The Islamic State of Iraq and Syria – aka ISIS – has, in a strikingly short time, siezed control of an immense area stretching from the eastern edge of the Syrian city of Aleppo, all the way to Fallujah in western Iraq. Their stated goal is to create a new Caliphate – and little seems to be standing in their way.

The fall of Mosul to extremists after the collapse of Iraqi security forces is just the latest example of the extraordinary revival of the militant organization in the past 2 ½ years, aided by the vacuum of power and authority in Syria next door.

The al-Qaeda in Iraq organization that fought U.S. troops renamed itself to better describe its expanded reach into Syria. In the process, it broke with existing al-Qaeda leadership. It has also morphed into something far more dangerous and powerful than it was when U.S. forces were in Iraq.
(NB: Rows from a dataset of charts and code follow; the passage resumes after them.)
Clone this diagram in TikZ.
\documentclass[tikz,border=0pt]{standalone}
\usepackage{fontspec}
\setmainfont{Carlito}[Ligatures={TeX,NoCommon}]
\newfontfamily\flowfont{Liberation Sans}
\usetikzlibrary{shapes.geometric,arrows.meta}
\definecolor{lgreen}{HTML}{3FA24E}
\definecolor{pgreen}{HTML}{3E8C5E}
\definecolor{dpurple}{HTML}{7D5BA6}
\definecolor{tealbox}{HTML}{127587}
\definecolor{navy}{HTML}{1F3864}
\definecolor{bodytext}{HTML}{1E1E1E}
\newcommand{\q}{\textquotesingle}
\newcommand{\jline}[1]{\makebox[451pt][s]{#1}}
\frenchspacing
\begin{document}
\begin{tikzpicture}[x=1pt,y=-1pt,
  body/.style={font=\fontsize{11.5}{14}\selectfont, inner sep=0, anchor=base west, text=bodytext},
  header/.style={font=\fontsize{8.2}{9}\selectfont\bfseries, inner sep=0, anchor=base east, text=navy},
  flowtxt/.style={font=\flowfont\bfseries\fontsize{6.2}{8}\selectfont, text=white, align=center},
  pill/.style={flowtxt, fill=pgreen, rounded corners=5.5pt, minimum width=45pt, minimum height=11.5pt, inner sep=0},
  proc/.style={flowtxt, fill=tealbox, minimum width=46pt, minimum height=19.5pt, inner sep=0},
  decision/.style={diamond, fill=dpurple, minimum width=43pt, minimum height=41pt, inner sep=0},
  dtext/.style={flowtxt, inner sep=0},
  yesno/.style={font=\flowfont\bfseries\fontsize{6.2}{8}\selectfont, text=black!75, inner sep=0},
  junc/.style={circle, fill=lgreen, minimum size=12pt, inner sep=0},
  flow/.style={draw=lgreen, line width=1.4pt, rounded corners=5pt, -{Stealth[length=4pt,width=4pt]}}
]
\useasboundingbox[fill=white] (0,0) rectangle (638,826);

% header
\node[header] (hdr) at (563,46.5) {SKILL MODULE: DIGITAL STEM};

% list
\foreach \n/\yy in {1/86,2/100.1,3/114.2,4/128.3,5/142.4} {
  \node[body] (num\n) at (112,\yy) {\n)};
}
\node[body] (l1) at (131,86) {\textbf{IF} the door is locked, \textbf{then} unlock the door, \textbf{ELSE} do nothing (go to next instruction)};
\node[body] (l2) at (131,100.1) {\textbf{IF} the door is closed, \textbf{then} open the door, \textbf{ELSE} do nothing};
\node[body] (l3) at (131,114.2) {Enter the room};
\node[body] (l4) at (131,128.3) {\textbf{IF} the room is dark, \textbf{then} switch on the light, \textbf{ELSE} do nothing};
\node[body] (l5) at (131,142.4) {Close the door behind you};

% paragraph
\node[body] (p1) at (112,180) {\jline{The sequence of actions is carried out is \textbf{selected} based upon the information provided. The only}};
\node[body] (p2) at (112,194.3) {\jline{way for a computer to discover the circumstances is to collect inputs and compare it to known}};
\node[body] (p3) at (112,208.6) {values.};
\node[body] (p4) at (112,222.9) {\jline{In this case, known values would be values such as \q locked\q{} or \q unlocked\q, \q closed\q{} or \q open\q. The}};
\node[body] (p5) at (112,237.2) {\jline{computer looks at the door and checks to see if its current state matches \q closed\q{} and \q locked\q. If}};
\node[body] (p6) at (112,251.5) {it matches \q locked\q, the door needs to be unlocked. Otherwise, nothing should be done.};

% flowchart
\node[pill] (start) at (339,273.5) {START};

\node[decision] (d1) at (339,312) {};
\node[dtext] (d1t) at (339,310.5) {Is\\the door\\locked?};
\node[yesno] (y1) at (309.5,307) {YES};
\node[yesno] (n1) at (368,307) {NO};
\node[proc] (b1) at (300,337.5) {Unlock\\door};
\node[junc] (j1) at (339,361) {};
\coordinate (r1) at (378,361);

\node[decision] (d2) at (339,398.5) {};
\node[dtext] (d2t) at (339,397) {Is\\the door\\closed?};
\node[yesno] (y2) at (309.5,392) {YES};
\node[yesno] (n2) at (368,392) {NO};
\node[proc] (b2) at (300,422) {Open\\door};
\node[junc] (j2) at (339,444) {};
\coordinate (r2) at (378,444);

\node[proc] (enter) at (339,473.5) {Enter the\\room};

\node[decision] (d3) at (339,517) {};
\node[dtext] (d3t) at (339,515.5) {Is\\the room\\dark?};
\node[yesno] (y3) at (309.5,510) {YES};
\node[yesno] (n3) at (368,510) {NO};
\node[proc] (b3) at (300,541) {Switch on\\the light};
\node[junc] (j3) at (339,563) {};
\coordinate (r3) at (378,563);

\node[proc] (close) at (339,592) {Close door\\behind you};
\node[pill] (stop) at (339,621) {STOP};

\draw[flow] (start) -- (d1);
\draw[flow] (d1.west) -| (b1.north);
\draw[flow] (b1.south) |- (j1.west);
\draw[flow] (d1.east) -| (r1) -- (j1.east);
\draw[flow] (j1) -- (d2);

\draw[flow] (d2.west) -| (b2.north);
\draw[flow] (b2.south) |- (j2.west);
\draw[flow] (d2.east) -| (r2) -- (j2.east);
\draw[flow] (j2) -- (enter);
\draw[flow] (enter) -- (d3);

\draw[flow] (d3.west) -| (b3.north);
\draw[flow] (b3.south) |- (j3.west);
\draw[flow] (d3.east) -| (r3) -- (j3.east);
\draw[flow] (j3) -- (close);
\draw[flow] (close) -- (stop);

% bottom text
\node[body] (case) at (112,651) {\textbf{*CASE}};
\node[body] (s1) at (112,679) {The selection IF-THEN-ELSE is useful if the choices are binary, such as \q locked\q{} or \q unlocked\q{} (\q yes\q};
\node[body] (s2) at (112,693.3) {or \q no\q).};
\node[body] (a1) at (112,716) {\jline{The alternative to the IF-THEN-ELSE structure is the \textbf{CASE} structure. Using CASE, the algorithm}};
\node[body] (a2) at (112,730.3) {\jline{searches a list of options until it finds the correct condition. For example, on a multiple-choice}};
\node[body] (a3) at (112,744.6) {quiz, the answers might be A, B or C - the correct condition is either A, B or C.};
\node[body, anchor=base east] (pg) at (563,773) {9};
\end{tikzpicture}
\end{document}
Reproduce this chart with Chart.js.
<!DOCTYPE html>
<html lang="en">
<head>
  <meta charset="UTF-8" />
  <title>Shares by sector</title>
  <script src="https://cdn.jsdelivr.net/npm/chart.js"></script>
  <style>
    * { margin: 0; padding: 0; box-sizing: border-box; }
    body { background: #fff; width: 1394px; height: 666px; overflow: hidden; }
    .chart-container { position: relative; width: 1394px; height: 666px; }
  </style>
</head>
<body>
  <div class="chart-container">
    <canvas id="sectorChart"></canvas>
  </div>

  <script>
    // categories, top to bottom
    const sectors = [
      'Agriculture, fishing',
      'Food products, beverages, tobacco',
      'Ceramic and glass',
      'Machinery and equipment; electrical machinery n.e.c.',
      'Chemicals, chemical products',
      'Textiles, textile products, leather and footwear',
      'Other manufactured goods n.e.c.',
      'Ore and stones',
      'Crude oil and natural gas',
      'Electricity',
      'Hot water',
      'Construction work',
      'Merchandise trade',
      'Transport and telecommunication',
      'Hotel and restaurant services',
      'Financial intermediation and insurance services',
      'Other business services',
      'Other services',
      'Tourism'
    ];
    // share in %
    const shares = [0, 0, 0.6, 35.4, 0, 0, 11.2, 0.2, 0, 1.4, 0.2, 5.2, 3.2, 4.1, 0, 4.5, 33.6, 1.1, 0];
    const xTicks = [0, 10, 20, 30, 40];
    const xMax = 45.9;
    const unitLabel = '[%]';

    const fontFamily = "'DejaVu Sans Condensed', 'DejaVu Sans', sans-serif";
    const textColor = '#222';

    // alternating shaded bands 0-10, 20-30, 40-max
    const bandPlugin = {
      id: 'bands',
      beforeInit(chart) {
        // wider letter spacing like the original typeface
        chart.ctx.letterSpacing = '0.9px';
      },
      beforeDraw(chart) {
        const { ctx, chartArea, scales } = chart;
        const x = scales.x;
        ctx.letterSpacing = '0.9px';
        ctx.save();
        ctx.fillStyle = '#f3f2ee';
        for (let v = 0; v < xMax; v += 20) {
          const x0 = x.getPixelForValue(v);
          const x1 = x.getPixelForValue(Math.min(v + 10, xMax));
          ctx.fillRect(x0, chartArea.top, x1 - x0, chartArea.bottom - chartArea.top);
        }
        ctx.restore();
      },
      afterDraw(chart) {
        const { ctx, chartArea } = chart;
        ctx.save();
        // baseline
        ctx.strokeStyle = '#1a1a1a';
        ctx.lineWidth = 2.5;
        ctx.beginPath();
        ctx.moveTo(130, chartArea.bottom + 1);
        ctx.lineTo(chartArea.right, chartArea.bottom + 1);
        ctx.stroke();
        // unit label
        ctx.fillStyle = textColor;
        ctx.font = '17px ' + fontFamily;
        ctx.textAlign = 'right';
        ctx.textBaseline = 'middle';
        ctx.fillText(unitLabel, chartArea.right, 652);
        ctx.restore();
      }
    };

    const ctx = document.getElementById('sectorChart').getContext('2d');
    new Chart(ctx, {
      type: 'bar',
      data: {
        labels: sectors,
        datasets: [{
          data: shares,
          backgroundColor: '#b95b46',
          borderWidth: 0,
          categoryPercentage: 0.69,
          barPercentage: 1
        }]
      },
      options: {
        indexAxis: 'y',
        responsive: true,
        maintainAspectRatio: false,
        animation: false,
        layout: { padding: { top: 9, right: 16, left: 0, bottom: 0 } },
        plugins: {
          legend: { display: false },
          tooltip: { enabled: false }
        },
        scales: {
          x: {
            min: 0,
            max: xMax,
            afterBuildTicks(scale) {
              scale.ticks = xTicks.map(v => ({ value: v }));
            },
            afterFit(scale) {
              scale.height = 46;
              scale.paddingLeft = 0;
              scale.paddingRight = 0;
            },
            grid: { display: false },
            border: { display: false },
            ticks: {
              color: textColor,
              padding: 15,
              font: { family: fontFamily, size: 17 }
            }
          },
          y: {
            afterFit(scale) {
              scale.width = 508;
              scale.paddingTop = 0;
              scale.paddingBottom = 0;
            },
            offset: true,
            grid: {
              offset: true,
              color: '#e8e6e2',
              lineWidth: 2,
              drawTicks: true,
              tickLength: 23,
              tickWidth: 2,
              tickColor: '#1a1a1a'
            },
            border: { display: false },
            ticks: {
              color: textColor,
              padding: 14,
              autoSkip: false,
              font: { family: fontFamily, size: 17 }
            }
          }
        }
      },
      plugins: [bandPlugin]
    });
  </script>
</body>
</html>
Most of ISIS's expansion came in the past year, after its leader, Abu Bakr al-Baghdadi, declared its new mission in Syria and started recruiting through the northern and eastern parts of the country, which were in rebel hands. ISIS lured into its ranks most of the thousands of foreign volunteers, some from Europe and the United States, who have flowed into Syria to wage jihad, further increasing its strength.

The group's exact strength remains unknown, but Aymenn al-Tamimi, who observes jihadist events for the Middle East Forum, says its swift capture of Mosul at a time when it was also fighting on other fronts clearly indicates that it has forces in excess of the 10,000 or so fighters it is believed to control.

With their own state comes the power to establish training camps and funding sources to facilitate terrorist strikes anywhere in the world - including in the United States.

While the American-trained Iraqi army may indeed have collapsed and left Baghdad at the mercy of ISIS, it remains to be seen whether ISIS can pull off a complete takeover of Iraq. It seems more likely that they will carve out as much territory as they can hold and establish themselves as the world's first terrorist state. The fact that Barack Obama and not George W. Bush is in the White House makes their work far easier for them.

God help those who live in any cities or towns under ISIS control.

It's worth noting, by the way, that ISIS is so brutal, they've even been disavowed by al-Qaeda.